Author: Nick Fischer Publisher: University of Illinois Press ISBN: 9780252040023 Category : Political Science Languages : en Pages : 0
Book Description
The McCarthy-era witch hunts marked the culmination of an anticommunist crusade launched after the First World War. With Bolshevism triumphant in Russia and public discontent shaking the United States, conservatives at every level of government and business created a network dedicated to sweeping away the "spider web" of radicalism they saw threatening the nation. In this groundbreaking study, Nick Fischer shines a light on right-wing activities during the interwar period.
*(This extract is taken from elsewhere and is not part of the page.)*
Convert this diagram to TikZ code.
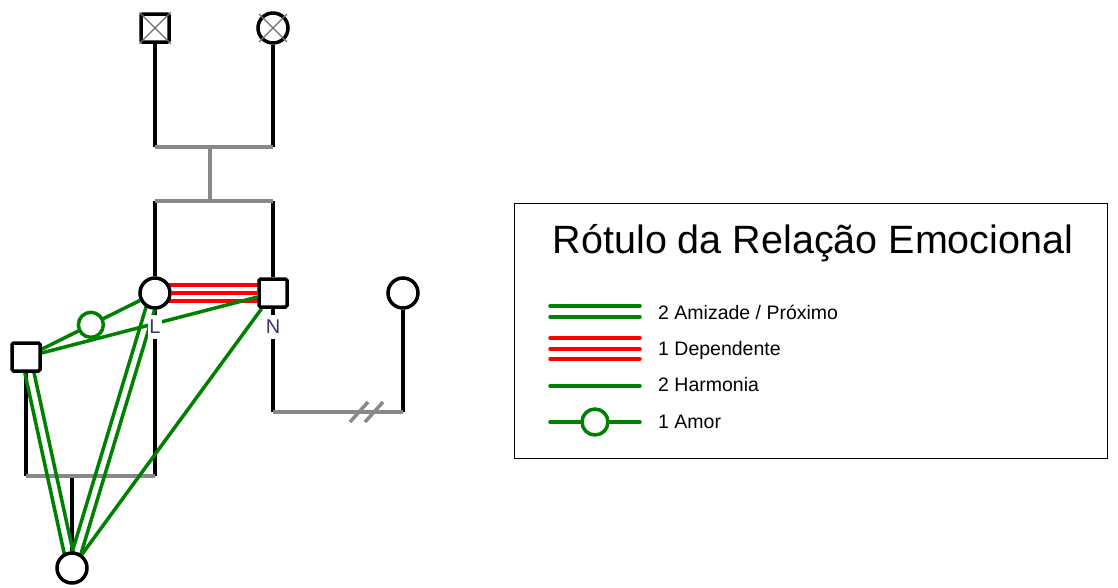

Conservatives, eager to dispel communism's appeal to the working class, railed against a supposed Soviet-directed conspiracy composed of socialists, trade unions, peace and civil liberties groups, feminists, liberals, aliens, and Jews. Their rhetoric and power made for devastating weapons in their systematic war for control of the country against progressive causes. But, as Fischer shows, the term spider web far more accurately described the anticommunist movement than it did the makeup and operations of international communism. Fischer details how anticommunist myths and propaganda influenced mainstream politics in America, and how its ongoing efforts paved the way for the McCarthyite Fifties--and augured the conservative backlash that would one day transform American politics.